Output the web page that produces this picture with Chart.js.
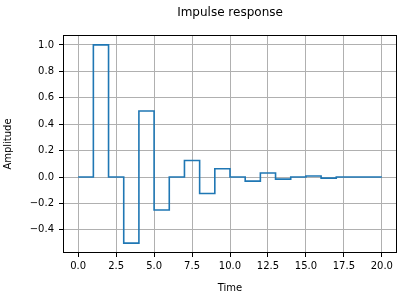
<!DOCTYPE html>
<html>
<head>
<meta charset="utf-8">
<script src="https://cdn.jsdelivr.net/npm/chart.js@4"></script>
<style>
html,body{margin:0;padding:0;background:#fff;}
canvas{display:block;}
</style>
</head>
<body>
<canvas id="c" width="411" height="301"></canvas>
<script>
const timeSteps = [0,1,2,3,4,5,6,7,8,9,10,11,12,13,14,15,16,17,18,19,20];
const amplitude = [0,1,0,-0.5,0.5,-0.25,0,0.125,-0.125,0.0625,0,-0.031,0.031,-0.016,0,0.008,-0.008,0,0,0,0];
const xTicks = [0,2.5,5,7.5,10,12.5,15,17.5,20];
const yTicks = [-0.4,-0.2,0,0.2,0.4,0.6,0.8,1.0];
const chartTitle = 'Impulse response';
const xLabel = 'Time';
const yLabel = 'Amplitude';

const fmt = v => (v < 0 ? '\u2212' : '') + Math.abs(v).toFixed(1);
const FONT = 'DejaVu Sans';

const frame = {
  id: 'frame',
  afterLayout(chart) {
    // centre the title over the plotting area, as matplotlib does
    if (chart.titleBlock) {
      chart.titleBlock.left = chart.chartArea.left;
      chart.titleBlock.right = chart.chartArea.right;
    }
  },
  afterDatasetsDraw(chart) {
    const {ctx, chartArea: a} = chart;
    ctx.save();
    ctx.strokeStyle = '#000';
    ctx.lineWidth = 1;
    ctx.strokeRect(Math.round(a.left) + 0.5, Math.round(a.top) + 0.5, Math.round(a.right - a.left) - 1, Math.round(a.bottom - a.top) - 1);
    ctx.restore();
  }
};

new Chart(document.getElementById('c'), {
  type: 'line',
  data: {
    datasets: [{
      data: timeSteps.map((t, i) => ({x: t, y: amplitude[i]})),
      borderColor: '#1f77b4',
      borderWidth: 1.6,
      pointRadius: 0,
      stepped: 'before',
      fill: false,
      tension: 0
    }]
  },
  options: {
    responsive: false,
    animation: false,
    events: [],
    layout: {padding: {top: 6, right: 14, left: 0, bottom: 0}},
    plugins: {
      legend: {display: false},
      tooltip: {enabled: false},
      title: {
        display: true,
        text: chartTitle,
        color: '#000',
        font: {family: FONT, size: 12, weight: 'normal'},
        padding: {top: 0, bottom: 14.6}
      }
    },
    scales: {
      x: {
        type: 'linear',
        min: -1, max: 21,
        afterBuildTicks: s => { s.ticks = xTicks.map(v => ({value: v})); },
        afterFit: s => { s.height = 48; },
        ticks: {
          callback: v => fmt(v),
          color: '#000',
          font: {family: FONT, size: 10},
          padding: 3,
          maxRotation: 0,
          autoSkip: false
        },
        grid: {color: '#b0b0b0', tickColor: '#000', tickLength: 4, lineWidth: 1},
        border: {display: false},
        title: {display: true, text: xLabel, color: '#000', font: {family: FONT, size: 10}, padding: {top: 0, bottom: 7}}
      },
      y: {
        type: 'linear',
        min: -0.575, max: 1.075,
        afterBuildTicks: s => { s.ticks = yTicks.map(v => ({value: v})); },
        afterFit: s => { s.width = 63; },
        ticks: {
          callback: v => fmt(v),
          color: '#000',
          font: {family: FONT, size: 10},
          padding: 5,
          autoSkip: false
        },
        grid: {color: '#b0b0b0', tickColor: '#000', tickLength: 4, lineWidth: 1},
        border: {display: false},
        title: {display: true, text: yLabel, color: '#000', font: {family: FONT, size: 10}, padding: {top: 2, bottom: 0}}
      }
    }
  },
  plugins: [frame]
});
</script>
</body>
</html>
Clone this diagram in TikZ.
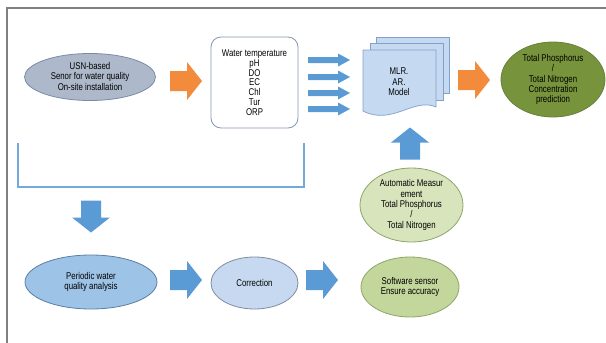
\documentclass[tikz,border=0pt]{standalone}
\usepackage{fontspec}
\setmainfont[FakeStretch=0.8]{Liberation Sans}
\usepackage{tikz}
\usetikzlibrary{shapes.geometric}

\definecolor{framegray}{RGB}{128,128,128}
\definecolor{usnfill}{RGB}{173,185,202}
\definecolor{usnline}{RGB}{120,140,168}
\definecolor{boxline}{RGB}{132,151,176}
\definecolor{arrorange}{RGB}{242,140,60}
\definecolor{arrblue}{RGB}{91,155,213}
\definecolor{docfill}{RGB}{197,218,240}
\definecolor{docline}{RGB}{130,160,205}
\definecolor{tpgreen}{RGB}{119,147,60}
\definecolor{tpline}{RGB}{100,130,60}
\definecolor{measfill}{RGB}{216,228,188}
\definecolor{greenline}{RGB}{142,165,106}
\definecolor{perfill}{RGB}{157,195,230}
\definecolor{perline}{RGB}{90,125,165}
\definecolor{corrfill}{RGB}{198,217,240}
\definecolor{corrline}{RGB}{127,140,159}
\definecolor{softfill}{RGB}{195,214,155}

\tikzset{
    big arrow/.pic={\fill[pic actions] (-16,-10) -- (1,-10) -- (1,-19) -- (16,0) -- (1,19) -- (1,10) -- (-16,10) -- cycle;},
    small arrow/.pic={\fill[pic actions] (-21,-3) -- (9,-3) -- (9,-6.5) -- (21,0) -- (9,6.5) -- (9,3) -- (-21,3) -- cycle;}
}

\begin{document}
\begin{tikzpicture}[x=1pt, y=-1pt,
    every node/.style={font=\fontsize{9.8}{10.4}\selectfont, align=center, inner sep=0pt},
    oval/.style={ellipse, draw, line width=0.8pt},
    ]
    \useasboundingbox (0,0) rectangle (606,343);
    \draw[framegray, line width=1.6pt] (7,343) -- (7,8) -- (606,8); % frame

    % top row
    \node[oval, fill=usnfill, draw=usnline, minimum width=131pt, minimum height=47pt] (usn) at (90,77) {\\[-5pt]USN-based\\Senor for water quality\\On-site installation};
    \node[draw=boxline, line width=0.8pt, rounded corners=10pt, minimum width=87pt, minimum height=91pt, font=\fontsize{9.8}{9.8}\selectfont] (params) at (254.5,82.5) {Water temperature\\pH\\DO\\EC\\Chl\\Tur\\ORP};

    % document stack
    \filldraw[fill=docfill, draw=docline, line width=0.7pt] (376,37) rectangle (449,93);
    \filldraw[fill=docfill, draw=docline, line width=0.7pt] (370,43) rectangle (443,100);
    \filldraw[fill=docfill, draw=docline, line width=0.7pt] (363,50) -- (436,50) -- (436,107) .. controls (414,97) and (392,126) .. (363,111) -- cycle;
    \node (model) at (399,82) {MLR.\\AR.\\Model};

    \node[oval, fill=tpgreen, draw=tpline, minimum width=104pt, minimum height=75pt] (pred) at (553,79.5) {Total Phosphorus\\/\\Total Nitrogen\\Concentration\\prediction};
    \node[oval, fill=measfill, draw=greenline, minimum width=103pt, minimum height=74pt] (meas) at (411.5,205) {Automatic Measur\\ement\\Total Phosphorus\\/\\Total Nitrogen};

    % bottom row
    \node[oval, fill=perfill, draw=perline, minimum width=132pt, minimum height=54pt] (periodic) at (91,282) {Periodic water\\quality analysis};
    \node[oval, fill=corrfill, draw=corrline, minimum width=87pt, minimum height=52pt] (corr) at (254.5,283) {Correction};
    \node[oval, fill=softfill, draw=greenline, minimum width=98pt, minimum height=60pt] (soft) at (410,287) {Software sensor\\Ensure accuracy};

    % bracket
    \coordinate (bra) at (18,143);
    \coordinate (brb) at (304,187);
    \coordinate (brc) at (304,143);
    \draw[arrblue!85, line width=1.8pt] (bra) |- (brb) -- (brc);

    % block arrows
    \pic[fill=arrorange] at (186,81) {big arrow};
    \pic[fill=arrorange] at (474,80) {big arrow};
    \foreach \y in {60,77,93,109}
        \pic[fill=arrblue] at (329,\y) {small arrow};
    \pic[fill=arrblue, rotate=90] at (410,143.5) {big arrow};
    \pic[fill=arrblue, rotate=-90] at (91,216.5) {big arrow};
    \pic[fill=arrblue] at (186,280) {big arrow};
    \pic[fill=arrblue] at (322,280) {big arrow};
\end{tikzpicture}
\end{document}
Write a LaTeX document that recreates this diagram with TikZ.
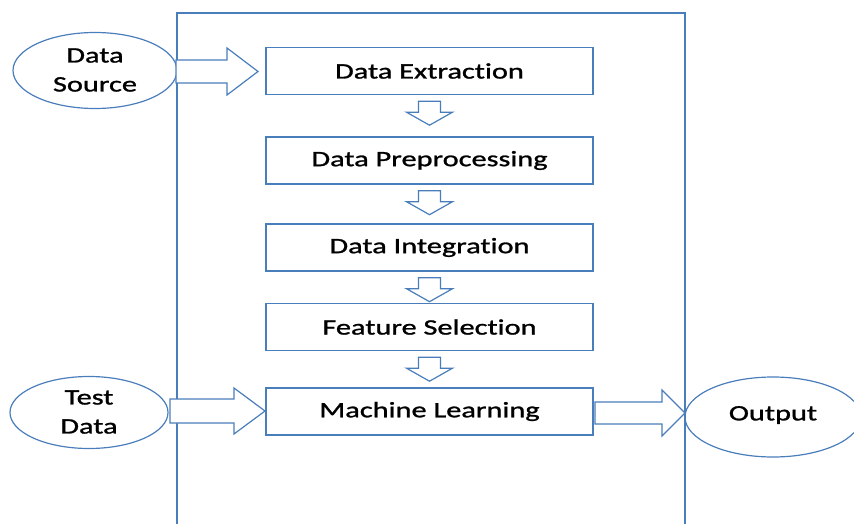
....
» **TO BE DONE**
In the entries above, find the line that contains "const FONT = 'DejaVu Sans';", then repeat exactly every line from the first one through that line, with no pictures.

» **COMPLETED EXERCISE**
Output the web page that produces this picture with Chart.js.
<!DOCTYPE html>
<html>
<head>
<meta charset="utf-8">
<script src="https://cdn.jsdelivr.net/npm/chart.js@4"></script>
<style>
html,body{margin:0;padding:0;background:#fff;}
canvas{display:block;}
</style>
</head>
<body>
<canvas id="c" width="411" height="301"></canvas>
<script>
const timeSteps = [0,1,2,3,4,5,6,7,8,9,10,11,12,13,14,15,16,17,18,19,20];
const amplitude = [0,1,0,-0.5,0.5,-0.25,0,0.125,-0.125,0.0625,0,-0.031,0.031,-0.016,0,0.008,-0.008,0,0,0,0];
const xTicks = [0,2.5,5,7.5,10,12.5,15,17.5,20];
const yTicks = [-0.4,-0.2,0,0.2,0.4,0.6,0.8,1.0];
const chartTitle = 'Impulse response';
const xLabel = 'Time';
const yLabel = 'Amplitude';

const fmt = v => (v < 0 ? '\u2212' : '') + Math.abs(v).toFixed(1);
const FONT = 'DejaVu Sans';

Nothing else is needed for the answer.